--- Dataset extract ---
## BEGIN
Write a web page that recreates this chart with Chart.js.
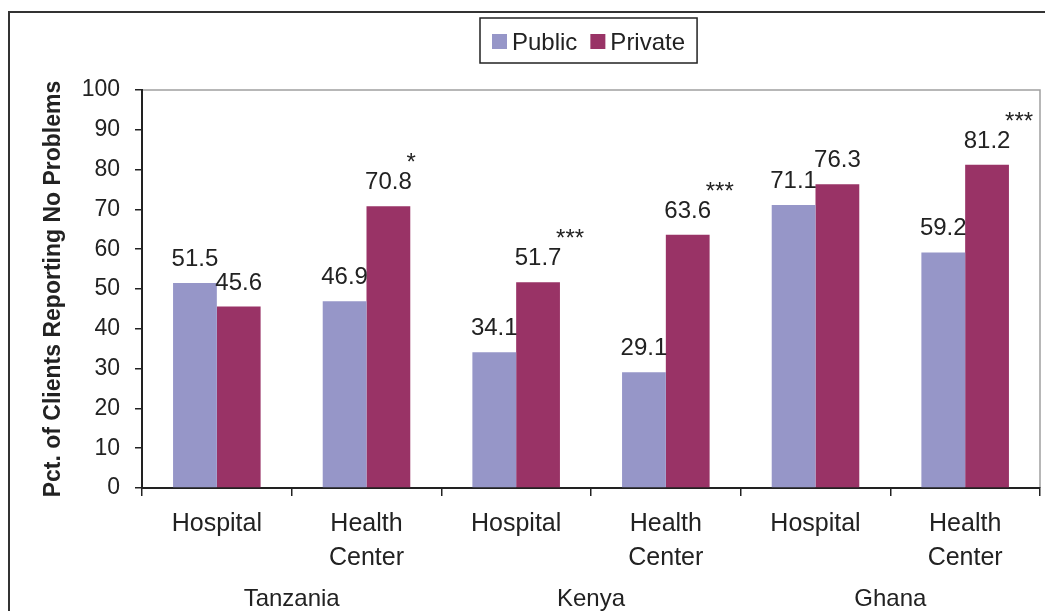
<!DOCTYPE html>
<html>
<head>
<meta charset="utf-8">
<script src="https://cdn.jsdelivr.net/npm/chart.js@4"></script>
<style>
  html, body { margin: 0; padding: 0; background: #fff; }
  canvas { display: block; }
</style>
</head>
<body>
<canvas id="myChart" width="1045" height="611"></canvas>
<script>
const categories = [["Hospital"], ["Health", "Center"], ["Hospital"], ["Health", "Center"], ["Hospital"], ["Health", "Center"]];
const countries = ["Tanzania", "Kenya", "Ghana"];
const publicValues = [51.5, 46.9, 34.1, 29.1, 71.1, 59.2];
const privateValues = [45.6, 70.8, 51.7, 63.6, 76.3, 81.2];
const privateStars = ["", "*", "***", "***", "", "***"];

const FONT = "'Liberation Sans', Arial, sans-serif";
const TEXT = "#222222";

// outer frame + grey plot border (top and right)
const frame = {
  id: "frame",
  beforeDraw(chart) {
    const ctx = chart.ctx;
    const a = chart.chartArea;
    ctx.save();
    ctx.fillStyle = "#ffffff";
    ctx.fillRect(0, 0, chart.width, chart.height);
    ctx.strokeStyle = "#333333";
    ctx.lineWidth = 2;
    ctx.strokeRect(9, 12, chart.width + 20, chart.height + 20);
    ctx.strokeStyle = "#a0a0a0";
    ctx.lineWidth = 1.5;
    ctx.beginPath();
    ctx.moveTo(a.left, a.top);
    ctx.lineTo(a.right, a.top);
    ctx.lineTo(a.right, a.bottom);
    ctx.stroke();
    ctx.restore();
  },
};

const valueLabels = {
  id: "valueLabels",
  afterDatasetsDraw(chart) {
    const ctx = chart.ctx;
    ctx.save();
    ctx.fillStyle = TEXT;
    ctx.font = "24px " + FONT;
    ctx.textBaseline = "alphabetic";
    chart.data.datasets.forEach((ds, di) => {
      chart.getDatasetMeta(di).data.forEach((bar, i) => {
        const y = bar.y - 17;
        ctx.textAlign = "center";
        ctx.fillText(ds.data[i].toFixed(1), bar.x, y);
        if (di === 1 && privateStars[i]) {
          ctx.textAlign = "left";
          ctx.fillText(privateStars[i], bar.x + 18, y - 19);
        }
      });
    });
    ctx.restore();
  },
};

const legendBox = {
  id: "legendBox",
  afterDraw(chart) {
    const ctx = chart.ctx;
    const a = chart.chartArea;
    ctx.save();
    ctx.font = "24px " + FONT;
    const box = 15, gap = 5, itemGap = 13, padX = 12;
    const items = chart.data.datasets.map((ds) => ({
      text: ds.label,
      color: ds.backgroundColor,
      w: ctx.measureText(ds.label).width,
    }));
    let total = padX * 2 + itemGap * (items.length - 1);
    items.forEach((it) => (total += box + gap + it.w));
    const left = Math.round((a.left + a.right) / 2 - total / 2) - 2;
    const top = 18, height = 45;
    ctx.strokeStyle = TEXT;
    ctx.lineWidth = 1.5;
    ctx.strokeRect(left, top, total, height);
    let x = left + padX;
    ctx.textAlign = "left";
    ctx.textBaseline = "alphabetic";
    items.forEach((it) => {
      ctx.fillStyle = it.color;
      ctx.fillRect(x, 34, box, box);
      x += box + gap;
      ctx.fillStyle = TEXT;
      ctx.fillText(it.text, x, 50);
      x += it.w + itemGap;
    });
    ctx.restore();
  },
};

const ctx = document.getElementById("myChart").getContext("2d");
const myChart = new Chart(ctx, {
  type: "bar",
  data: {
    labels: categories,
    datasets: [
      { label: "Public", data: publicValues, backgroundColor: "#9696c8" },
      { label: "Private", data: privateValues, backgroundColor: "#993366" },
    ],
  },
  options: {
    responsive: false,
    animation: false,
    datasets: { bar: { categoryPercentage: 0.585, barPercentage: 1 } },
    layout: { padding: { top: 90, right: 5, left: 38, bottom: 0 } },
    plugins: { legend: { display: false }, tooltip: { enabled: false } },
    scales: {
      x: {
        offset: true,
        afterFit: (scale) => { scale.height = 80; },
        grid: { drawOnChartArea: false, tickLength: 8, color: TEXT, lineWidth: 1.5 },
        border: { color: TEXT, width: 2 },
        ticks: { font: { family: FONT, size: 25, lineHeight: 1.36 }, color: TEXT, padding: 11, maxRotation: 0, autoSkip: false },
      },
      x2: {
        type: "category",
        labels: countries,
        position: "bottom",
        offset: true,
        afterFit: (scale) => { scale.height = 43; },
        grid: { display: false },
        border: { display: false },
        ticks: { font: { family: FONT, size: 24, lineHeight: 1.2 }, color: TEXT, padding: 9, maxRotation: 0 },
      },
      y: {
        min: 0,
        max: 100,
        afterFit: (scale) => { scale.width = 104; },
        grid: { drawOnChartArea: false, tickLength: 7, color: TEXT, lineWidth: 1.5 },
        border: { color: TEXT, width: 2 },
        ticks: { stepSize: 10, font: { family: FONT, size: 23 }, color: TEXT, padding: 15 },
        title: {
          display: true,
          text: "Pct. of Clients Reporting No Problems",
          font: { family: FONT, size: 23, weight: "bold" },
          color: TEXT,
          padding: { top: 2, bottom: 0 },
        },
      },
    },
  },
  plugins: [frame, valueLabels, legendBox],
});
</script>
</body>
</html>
## END
## BEGIN
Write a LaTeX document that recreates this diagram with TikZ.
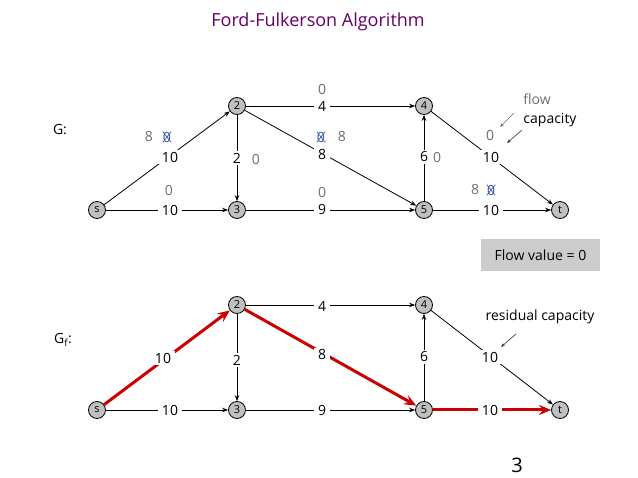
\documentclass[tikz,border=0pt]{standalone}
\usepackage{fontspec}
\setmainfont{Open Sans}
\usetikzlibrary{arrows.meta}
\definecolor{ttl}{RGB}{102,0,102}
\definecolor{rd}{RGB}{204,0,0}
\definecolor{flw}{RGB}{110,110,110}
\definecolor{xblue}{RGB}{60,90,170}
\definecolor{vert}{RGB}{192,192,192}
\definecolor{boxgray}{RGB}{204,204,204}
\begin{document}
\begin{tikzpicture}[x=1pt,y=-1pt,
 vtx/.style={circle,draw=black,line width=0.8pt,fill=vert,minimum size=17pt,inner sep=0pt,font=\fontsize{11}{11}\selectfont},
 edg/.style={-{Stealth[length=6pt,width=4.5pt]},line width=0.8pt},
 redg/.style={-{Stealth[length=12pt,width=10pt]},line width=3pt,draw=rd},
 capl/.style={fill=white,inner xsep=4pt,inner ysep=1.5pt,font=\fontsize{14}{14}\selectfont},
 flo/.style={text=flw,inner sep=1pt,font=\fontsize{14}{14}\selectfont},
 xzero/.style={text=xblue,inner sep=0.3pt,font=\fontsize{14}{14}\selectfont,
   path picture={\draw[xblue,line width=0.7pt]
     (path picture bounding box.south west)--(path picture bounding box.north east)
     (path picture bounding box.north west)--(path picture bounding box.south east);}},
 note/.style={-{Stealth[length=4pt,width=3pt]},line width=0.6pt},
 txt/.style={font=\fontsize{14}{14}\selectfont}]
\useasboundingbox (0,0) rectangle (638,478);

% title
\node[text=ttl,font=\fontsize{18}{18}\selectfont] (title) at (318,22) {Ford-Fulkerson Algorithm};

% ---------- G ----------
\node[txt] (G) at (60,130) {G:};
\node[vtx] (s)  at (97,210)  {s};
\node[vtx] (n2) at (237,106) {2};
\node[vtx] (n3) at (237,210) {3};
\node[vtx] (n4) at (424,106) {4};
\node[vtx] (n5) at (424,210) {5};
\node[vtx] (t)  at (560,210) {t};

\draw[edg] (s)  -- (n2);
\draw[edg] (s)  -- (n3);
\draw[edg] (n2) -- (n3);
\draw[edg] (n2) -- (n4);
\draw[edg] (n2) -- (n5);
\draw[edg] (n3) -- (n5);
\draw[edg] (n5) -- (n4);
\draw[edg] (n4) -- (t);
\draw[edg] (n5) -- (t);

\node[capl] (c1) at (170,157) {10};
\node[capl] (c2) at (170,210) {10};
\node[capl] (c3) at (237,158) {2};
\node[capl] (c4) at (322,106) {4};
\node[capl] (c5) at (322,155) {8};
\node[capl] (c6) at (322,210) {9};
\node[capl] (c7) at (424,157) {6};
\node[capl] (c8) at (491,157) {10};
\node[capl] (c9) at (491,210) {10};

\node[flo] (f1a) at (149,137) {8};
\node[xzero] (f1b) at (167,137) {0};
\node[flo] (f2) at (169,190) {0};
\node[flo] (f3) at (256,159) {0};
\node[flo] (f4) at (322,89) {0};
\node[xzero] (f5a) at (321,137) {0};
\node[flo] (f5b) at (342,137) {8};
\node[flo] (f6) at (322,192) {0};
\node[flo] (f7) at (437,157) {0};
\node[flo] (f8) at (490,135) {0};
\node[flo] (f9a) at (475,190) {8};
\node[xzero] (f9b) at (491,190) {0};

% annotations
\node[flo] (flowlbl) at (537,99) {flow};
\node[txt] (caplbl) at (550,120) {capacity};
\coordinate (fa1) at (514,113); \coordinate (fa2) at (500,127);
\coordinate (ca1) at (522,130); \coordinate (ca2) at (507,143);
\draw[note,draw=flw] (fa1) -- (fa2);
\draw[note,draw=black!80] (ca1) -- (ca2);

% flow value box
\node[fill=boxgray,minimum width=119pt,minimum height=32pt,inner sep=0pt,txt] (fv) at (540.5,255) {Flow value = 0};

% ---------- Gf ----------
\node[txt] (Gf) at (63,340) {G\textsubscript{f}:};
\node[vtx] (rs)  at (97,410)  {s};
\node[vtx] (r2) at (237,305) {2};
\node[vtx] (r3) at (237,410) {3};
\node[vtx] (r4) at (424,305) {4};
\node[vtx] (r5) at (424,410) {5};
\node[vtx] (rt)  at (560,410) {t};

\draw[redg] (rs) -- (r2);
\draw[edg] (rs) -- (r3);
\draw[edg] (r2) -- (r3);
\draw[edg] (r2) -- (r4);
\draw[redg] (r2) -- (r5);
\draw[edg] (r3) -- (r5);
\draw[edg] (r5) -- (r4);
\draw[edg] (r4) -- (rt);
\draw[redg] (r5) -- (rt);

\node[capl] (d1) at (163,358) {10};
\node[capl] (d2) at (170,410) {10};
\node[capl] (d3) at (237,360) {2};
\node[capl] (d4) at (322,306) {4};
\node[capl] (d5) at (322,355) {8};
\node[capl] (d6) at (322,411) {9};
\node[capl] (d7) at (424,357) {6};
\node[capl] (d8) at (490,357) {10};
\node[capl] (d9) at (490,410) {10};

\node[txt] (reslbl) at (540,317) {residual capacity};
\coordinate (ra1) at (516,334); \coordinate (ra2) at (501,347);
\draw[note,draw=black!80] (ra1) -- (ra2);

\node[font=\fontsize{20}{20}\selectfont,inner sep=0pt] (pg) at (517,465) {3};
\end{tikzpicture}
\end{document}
## END
--- Prompt ---
Identify every line where the string "that" appears.

--- Exercise result ---
Write a web page that recreates this chart with Chart.js.
Write a LaTeX document that recreates this diagram with TikZ.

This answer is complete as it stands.